CDP Differentiators: Identified vs. Anonymous Data

December 27, 2016

Many systems assemble customer data. This is confusing for marketers who often have a hard time understanding how the systems differ. Here’s a look at one important distinction: whether a system works with identified or anonymous individuals.

Identified individuals are known by name or an identifier that can be linked to a name, such as phone number, email address, credit card, or bank account. Anonymous individuals can’t be linked to a name but may still have an identifier that can be tracked over time, such as a browser cookie, device ID or account log-in. This means that even anonymous individuals can have a customer profile with detailed information.  But the anonymous profile is typically limited to one source: without a personal identifier, there’s no way to link it to data in different systems that’s about same person.

In recent years, the most important anonymous identifiers have been Web browser cookies. These are deposited on a computer during a Web or email interaction and can be read during subsequent interactions. If the visitor identifies herself by filling out a form or logging into an existing account, the cookie can be linked to her identity. But most site visitors don’t identify themselves, so their cookies remain anonymous.

The primary use of anonymous cookies has been to create advertising audiences. These are built by linking each cookie to attributes derived from Web behaviors such as content consumption. Audiences are built by selecting cookies with specified combinations of attributes. Technical details differ, but you can safely visualize this data as a spreadsheet where the first column holds the cookie ID and other columns contain values for attributes. Key design challenges in building these systems include handling millions (sometimes billions) of cookies, allowing thousands of attributes, easily adding new attributes, and selecting records very quickly.

Identified data is a different story. Because the data can be linked to a specific individual, the system often includes data from different sources. Each source may have its own identifier: a cookie ID from a Web site, an email address from CRM, a device ID from a mobile app, and so on. To accommodate this, the system needs a central “spreadsheet” that lists all the identifiers associated with a particular individual.  Other “spreadsheets” hold the actual data from the source systems: that is, Web page views, purchases, phone calls, emails sent, etc. Each row on the central spreadsheet represents one individual and the columns are the different identifiers. On the other spreadsheets, each row represents a particular item (page view, order, phone call, etc.) and the columns are the details about those items (date, page name, product purchased, price, etc.). The columns are different in each spreadsheet, reflecting attributes of the items they represent. But every spreadsheet needs a column with a customer identifier.  This is what the system matches to the identifiers in the central spreadsheet when it needs to create a unified customer view by assembling all data associated with an individual.
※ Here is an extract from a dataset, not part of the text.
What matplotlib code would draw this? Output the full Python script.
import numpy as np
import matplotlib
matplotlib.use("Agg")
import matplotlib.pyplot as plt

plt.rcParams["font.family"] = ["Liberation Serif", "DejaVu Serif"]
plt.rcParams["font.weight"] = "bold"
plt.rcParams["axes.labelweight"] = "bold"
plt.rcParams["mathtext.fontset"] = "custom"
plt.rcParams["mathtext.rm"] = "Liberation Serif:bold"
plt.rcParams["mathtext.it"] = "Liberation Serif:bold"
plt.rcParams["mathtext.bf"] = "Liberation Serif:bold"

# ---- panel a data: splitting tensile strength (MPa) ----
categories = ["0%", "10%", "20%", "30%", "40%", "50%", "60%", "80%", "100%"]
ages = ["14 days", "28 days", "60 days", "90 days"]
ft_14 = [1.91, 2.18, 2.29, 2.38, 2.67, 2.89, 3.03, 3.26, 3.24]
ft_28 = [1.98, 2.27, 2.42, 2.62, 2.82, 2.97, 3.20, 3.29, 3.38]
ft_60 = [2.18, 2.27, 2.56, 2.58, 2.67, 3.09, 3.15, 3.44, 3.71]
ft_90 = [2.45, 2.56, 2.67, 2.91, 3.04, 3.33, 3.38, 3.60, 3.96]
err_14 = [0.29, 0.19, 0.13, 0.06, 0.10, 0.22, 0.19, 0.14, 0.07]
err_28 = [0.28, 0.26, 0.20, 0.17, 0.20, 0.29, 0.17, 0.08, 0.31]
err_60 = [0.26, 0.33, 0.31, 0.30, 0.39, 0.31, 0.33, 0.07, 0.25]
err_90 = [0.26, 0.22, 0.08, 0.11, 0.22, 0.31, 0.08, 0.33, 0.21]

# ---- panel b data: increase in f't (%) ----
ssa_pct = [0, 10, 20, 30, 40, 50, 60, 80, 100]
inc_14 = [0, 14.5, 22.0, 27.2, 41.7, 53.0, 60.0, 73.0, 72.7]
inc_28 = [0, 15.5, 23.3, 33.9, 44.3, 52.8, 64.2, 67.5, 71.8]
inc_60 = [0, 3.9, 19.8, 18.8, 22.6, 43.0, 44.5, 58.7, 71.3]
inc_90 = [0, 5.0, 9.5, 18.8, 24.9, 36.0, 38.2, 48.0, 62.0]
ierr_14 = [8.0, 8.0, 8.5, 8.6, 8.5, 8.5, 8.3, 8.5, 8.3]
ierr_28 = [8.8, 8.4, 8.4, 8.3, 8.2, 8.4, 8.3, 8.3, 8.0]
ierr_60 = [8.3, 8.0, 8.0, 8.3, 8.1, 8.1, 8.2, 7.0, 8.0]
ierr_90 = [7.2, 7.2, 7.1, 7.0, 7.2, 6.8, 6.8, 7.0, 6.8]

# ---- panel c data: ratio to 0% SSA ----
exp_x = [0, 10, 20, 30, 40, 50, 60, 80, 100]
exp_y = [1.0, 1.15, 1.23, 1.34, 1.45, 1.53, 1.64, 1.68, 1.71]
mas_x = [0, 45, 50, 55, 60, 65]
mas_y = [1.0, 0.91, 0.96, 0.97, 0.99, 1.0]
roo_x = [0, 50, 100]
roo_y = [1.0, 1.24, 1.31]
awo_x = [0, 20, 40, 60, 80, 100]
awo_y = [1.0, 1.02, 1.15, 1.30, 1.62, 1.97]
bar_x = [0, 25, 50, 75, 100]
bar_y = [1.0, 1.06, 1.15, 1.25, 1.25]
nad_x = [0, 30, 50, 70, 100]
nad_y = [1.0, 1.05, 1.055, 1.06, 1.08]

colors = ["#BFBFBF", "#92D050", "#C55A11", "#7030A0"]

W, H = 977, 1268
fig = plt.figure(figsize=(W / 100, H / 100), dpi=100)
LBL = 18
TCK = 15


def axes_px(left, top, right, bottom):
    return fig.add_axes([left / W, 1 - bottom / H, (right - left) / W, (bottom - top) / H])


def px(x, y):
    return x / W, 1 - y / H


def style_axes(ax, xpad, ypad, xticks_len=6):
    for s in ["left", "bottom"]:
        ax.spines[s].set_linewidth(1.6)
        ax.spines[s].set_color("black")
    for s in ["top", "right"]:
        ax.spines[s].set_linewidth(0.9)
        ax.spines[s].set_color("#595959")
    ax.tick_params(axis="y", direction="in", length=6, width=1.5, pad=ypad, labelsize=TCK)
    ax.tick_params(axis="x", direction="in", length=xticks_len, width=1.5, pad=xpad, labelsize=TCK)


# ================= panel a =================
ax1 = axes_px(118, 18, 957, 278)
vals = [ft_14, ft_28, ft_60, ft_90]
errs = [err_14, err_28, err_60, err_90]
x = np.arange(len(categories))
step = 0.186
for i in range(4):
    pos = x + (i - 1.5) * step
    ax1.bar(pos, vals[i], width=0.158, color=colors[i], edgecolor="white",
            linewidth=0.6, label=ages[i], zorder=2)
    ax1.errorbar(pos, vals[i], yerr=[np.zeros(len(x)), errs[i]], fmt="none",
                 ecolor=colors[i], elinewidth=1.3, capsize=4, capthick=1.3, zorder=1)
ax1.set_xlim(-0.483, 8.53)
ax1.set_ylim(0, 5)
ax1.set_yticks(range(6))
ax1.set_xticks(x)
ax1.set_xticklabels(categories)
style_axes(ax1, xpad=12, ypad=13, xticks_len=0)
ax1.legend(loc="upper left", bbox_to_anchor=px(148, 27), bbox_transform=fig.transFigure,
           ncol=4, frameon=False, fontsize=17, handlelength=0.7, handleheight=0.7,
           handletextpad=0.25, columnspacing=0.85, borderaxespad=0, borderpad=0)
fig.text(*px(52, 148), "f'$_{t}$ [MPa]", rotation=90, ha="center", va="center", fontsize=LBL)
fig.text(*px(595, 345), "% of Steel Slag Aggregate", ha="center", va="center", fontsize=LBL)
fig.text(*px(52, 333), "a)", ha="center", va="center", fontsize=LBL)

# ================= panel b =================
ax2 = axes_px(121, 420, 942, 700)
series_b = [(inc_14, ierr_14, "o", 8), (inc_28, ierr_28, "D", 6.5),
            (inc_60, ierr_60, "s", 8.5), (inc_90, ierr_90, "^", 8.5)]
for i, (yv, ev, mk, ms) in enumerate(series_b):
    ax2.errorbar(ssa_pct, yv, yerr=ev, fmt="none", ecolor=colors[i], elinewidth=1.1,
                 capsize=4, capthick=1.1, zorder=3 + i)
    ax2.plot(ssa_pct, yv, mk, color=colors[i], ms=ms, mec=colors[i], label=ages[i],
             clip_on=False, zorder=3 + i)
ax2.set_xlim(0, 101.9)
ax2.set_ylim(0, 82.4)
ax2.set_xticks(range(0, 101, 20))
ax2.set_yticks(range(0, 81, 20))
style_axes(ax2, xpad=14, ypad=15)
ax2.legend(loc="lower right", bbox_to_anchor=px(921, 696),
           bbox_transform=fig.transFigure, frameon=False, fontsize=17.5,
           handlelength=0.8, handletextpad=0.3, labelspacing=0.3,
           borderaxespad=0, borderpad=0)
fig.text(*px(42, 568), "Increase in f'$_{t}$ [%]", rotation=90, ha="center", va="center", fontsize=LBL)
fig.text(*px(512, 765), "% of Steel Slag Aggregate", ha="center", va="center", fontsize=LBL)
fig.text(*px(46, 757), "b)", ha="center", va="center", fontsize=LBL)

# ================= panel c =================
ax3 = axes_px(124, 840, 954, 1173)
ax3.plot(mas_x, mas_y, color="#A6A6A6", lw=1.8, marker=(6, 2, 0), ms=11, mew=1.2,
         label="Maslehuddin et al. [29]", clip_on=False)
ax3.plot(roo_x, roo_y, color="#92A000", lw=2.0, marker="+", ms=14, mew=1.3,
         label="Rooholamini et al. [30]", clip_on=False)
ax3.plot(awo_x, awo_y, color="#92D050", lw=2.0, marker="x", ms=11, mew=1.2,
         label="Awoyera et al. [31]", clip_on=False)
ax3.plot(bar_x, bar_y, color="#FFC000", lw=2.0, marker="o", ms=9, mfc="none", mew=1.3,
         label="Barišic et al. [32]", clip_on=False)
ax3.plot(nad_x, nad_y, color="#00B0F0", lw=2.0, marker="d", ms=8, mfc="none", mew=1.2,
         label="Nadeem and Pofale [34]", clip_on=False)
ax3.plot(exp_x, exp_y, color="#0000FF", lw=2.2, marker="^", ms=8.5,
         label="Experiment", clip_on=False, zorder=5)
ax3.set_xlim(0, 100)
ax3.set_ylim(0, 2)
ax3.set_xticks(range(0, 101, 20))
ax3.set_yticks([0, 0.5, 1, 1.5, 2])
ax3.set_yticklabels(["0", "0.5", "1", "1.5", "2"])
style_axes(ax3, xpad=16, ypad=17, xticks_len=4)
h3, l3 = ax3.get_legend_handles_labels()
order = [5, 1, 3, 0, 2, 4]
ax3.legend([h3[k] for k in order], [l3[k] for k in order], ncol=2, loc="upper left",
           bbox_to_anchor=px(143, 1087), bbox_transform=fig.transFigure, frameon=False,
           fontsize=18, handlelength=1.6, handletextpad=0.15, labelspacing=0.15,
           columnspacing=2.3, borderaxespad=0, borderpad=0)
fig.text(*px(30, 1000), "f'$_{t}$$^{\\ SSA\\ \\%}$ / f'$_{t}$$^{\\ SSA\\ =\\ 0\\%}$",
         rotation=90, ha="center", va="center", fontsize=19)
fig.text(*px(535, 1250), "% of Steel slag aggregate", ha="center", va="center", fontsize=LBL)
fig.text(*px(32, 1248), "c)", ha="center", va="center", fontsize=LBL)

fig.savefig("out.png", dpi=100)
The actual technologies involved with anonymous and identified data involve more than simple spreadsheets.  But you can still safely assume that systems for identified data are more complex than systems for anonymous data.  Challenges facing systems for identified individuals are different as well. Key identified data issues include storing and accessing different data types, making it easy to add new sources, and combining similar data that comes from separate systems.
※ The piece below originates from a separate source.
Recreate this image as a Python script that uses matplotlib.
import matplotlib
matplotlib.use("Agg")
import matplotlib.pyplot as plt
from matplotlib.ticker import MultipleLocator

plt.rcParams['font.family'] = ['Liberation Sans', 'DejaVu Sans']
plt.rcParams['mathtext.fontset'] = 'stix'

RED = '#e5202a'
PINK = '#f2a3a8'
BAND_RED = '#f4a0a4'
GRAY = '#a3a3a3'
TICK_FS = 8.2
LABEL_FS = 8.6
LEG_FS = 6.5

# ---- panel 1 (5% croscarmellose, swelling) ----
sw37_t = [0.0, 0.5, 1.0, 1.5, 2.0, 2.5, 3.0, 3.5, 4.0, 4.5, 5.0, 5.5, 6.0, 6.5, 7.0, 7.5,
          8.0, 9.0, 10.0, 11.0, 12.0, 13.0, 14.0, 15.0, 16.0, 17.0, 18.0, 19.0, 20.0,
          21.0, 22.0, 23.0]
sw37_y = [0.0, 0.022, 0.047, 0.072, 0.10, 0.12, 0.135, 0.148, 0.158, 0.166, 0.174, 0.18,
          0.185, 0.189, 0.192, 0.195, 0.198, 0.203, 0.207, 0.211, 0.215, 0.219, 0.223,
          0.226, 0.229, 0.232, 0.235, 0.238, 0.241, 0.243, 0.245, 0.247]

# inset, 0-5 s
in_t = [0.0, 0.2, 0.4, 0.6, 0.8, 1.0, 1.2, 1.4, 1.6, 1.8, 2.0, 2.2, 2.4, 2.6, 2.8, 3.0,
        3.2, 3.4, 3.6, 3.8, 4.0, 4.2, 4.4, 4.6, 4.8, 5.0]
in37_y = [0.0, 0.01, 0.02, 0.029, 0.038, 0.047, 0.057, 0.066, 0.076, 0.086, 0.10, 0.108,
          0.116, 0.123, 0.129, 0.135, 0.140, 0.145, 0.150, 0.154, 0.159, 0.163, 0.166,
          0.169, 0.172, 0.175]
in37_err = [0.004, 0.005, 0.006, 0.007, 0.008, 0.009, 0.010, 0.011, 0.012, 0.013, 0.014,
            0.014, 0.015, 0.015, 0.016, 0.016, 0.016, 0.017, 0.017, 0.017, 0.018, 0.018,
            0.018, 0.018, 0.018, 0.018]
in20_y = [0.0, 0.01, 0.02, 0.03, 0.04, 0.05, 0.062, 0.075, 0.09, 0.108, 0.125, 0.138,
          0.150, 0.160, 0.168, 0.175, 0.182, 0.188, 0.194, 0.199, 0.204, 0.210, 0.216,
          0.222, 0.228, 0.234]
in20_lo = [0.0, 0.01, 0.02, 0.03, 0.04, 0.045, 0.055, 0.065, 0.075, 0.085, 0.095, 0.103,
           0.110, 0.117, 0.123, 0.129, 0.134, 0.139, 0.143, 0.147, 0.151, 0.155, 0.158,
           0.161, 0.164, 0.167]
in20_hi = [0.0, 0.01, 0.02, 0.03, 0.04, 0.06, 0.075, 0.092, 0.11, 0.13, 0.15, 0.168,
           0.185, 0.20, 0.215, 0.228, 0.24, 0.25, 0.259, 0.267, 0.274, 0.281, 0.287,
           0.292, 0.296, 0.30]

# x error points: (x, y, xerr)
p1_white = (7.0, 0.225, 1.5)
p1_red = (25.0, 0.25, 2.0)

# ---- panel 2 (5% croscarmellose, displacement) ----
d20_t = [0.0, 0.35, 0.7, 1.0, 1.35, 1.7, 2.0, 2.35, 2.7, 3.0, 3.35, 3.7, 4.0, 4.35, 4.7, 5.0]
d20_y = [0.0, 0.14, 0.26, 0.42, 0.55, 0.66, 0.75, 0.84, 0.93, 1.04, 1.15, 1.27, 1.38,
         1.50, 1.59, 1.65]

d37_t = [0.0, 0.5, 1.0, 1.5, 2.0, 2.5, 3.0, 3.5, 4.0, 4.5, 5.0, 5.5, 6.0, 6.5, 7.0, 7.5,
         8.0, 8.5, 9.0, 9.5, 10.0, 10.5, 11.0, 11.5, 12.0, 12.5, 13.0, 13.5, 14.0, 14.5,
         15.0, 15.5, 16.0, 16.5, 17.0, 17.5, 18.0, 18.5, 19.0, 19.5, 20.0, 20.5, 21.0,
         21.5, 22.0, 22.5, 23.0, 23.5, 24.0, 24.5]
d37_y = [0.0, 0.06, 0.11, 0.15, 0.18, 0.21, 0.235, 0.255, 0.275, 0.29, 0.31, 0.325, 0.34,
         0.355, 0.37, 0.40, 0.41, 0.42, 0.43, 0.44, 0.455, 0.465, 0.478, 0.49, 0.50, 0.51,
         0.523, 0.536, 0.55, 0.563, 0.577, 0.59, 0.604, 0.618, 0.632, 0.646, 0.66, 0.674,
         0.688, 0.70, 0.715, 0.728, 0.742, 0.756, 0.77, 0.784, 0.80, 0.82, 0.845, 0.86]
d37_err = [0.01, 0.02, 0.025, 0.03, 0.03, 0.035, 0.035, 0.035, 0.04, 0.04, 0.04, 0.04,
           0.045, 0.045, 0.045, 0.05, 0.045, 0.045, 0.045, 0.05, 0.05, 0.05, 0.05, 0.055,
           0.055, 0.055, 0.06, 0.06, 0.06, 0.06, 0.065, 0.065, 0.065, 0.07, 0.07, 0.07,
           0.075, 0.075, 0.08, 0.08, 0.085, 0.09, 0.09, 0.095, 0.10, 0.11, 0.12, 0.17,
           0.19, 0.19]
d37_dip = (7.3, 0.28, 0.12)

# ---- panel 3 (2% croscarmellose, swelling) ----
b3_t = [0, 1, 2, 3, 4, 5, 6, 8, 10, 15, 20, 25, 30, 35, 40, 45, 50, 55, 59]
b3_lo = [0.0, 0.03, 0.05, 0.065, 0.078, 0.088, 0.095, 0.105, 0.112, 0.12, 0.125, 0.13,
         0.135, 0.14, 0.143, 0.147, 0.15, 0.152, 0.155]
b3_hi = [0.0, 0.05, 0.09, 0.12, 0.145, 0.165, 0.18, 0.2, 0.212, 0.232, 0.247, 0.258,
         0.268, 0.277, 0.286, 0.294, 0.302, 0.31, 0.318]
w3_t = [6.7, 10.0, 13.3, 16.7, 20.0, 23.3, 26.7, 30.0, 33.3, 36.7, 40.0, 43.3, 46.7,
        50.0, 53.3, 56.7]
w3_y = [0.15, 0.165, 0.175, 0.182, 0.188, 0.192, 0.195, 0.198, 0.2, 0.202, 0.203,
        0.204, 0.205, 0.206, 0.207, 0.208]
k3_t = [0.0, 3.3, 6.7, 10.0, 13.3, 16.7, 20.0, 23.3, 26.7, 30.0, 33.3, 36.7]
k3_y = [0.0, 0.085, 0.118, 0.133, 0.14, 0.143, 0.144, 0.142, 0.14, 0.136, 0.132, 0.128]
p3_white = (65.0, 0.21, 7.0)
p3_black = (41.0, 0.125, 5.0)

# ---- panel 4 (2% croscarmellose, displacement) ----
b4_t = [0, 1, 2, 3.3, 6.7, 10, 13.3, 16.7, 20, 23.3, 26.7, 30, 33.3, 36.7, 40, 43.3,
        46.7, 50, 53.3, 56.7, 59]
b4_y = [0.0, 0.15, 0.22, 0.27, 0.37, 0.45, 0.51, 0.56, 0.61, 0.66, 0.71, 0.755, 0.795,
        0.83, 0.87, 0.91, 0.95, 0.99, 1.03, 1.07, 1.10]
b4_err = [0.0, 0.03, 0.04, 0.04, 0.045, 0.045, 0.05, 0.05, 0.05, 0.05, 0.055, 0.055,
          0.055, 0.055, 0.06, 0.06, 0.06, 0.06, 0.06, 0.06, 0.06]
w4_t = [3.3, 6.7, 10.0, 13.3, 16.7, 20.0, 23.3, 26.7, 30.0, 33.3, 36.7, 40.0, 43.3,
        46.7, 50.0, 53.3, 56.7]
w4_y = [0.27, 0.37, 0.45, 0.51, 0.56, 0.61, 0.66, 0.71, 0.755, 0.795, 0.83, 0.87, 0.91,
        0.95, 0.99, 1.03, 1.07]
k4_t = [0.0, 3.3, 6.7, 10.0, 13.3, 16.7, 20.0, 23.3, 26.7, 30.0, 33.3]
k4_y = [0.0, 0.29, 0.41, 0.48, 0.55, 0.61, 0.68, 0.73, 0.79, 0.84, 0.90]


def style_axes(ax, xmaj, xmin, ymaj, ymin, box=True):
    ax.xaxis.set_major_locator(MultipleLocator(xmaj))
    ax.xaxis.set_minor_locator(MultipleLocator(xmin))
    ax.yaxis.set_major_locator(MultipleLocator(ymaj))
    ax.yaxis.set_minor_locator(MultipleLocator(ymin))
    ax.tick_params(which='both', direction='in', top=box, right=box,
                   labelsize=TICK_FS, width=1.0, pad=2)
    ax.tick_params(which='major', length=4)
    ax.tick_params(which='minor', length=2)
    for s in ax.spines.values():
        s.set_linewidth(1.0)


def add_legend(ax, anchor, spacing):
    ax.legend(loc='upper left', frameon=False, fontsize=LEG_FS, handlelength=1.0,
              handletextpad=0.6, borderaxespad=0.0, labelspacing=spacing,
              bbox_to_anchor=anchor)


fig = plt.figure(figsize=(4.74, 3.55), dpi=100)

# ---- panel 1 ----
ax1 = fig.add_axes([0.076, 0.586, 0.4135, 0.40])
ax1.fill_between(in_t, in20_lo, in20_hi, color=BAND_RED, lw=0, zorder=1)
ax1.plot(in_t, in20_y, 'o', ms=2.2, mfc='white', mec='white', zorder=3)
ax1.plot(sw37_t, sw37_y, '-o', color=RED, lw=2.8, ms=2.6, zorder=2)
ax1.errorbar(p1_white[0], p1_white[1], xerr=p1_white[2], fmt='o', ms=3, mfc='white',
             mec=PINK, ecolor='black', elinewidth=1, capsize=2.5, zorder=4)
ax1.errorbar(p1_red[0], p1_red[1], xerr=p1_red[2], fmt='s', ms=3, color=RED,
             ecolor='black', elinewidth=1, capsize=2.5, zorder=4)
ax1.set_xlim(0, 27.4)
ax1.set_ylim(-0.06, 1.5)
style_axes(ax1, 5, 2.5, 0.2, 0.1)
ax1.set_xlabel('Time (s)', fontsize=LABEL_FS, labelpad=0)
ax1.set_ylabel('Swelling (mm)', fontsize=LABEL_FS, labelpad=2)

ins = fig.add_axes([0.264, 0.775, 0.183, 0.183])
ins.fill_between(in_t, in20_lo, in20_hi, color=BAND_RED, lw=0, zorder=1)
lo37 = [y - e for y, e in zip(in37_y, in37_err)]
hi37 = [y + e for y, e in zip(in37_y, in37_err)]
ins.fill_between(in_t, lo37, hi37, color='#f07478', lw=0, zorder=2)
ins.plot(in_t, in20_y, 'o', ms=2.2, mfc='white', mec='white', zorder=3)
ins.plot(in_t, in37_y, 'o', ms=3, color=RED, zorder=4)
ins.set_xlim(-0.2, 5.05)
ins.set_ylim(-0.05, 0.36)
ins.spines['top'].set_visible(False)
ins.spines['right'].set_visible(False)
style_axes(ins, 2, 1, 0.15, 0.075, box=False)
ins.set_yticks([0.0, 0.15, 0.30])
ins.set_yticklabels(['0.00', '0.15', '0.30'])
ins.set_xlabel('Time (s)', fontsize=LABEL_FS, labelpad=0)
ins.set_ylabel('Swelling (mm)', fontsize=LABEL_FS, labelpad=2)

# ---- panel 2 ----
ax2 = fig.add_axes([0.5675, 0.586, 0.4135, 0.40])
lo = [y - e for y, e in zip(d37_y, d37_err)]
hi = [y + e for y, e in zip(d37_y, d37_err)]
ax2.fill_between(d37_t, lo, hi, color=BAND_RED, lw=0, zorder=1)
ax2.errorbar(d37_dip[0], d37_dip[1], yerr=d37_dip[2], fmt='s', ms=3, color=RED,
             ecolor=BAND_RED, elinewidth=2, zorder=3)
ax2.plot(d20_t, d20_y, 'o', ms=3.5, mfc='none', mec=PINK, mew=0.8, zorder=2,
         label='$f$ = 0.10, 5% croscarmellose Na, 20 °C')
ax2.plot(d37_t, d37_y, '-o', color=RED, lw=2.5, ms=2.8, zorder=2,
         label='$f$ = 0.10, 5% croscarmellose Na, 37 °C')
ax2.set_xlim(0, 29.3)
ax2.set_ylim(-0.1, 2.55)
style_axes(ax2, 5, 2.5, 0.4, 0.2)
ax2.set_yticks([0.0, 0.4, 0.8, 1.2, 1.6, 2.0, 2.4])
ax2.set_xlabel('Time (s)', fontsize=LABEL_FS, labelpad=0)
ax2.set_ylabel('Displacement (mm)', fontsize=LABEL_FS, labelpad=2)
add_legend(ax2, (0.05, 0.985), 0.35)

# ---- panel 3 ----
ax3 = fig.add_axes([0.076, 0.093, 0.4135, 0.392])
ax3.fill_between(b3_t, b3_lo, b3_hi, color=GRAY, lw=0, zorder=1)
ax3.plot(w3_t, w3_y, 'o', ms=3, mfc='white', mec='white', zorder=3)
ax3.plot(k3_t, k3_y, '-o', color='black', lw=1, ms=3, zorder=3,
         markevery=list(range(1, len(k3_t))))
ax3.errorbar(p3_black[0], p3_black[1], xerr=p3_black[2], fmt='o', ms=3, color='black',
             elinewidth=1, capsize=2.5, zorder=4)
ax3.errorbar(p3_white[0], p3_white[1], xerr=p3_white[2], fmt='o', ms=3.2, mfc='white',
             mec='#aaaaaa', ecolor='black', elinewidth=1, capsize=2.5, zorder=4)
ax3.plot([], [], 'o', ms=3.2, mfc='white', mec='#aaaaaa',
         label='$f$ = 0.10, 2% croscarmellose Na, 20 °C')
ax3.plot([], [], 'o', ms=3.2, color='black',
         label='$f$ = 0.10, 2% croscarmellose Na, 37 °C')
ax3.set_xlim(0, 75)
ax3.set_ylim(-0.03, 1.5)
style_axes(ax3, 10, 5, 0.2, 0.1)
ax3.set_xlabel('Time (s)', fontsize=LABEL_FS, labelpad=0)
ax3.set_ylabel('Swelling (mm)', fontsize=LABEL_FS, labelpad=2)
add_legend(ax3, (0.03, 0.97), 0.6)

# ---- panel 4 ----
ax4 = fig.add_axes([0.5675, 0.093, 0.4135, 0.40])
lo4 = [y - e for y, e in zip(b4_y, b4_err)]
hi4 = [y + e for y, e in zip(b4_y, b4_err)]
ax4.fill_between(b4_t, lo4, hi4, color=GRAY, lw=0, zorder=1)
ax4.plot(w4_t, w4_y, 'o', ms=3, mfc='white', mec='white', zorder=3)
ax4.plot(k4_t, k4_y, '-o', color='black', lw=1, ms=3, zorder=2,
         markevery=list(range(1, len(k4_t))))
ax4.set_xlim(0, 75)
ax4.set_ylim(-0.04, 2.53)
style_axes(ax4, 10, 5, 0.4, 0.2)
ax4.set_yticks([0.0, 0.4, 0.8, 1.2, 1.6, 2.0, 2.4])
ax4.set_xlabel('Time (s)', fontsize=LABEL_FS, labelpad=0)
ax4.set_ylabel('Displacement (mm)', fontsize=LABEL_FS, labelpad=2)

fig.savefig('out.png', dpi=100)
The different requirements for anonymous and identified data mean it’s hard for one system to do both well. Some vendors don’t even try. Others use a single technology they feel works well enough.  But most who try to do both run what are essentially two different systems, each optimized for one application. They then call on the appropriate system as needed. These vendors differ in the underlying technologies, how much data is actually shared by the two systems, how data in one system can be accessed through the other (if at all), and how the data is presented to administrators, users, and other systems.  Many vendors also improve performance using supplemental technologies such as indexes and summary tables.

This practical complexity is what muddles the distinction between Customer Data Platforms (CDPs) and Data Management Platforms (DMPs). Most DMPS were originally designed to handle anonymous cookie pools for advertising, using some variant of the “single spreadsheet” model. Most CDPs were designed to manage identified data from multiple sources, using the “multi-spreadsheet” approach. But many DMPs have been extended to handle identified data and many CDPs have added support for advertising audiences. The technical details of how they do this vary widely, but it’s those technical details that determine how well they succeed. So there’s no value to generalizing about which solution is theoretically better.

What does have value is being a smart buyer. This means you should:

  • recognize that managing anonymous and identified data are fundamentally different applications
  • look closely at how any system that does both actually works, keeping an eye out for different internal mechanisms
  • test handling of each data type separately. A system that manages one data type well doesn’t necessary do an equally good job with the other.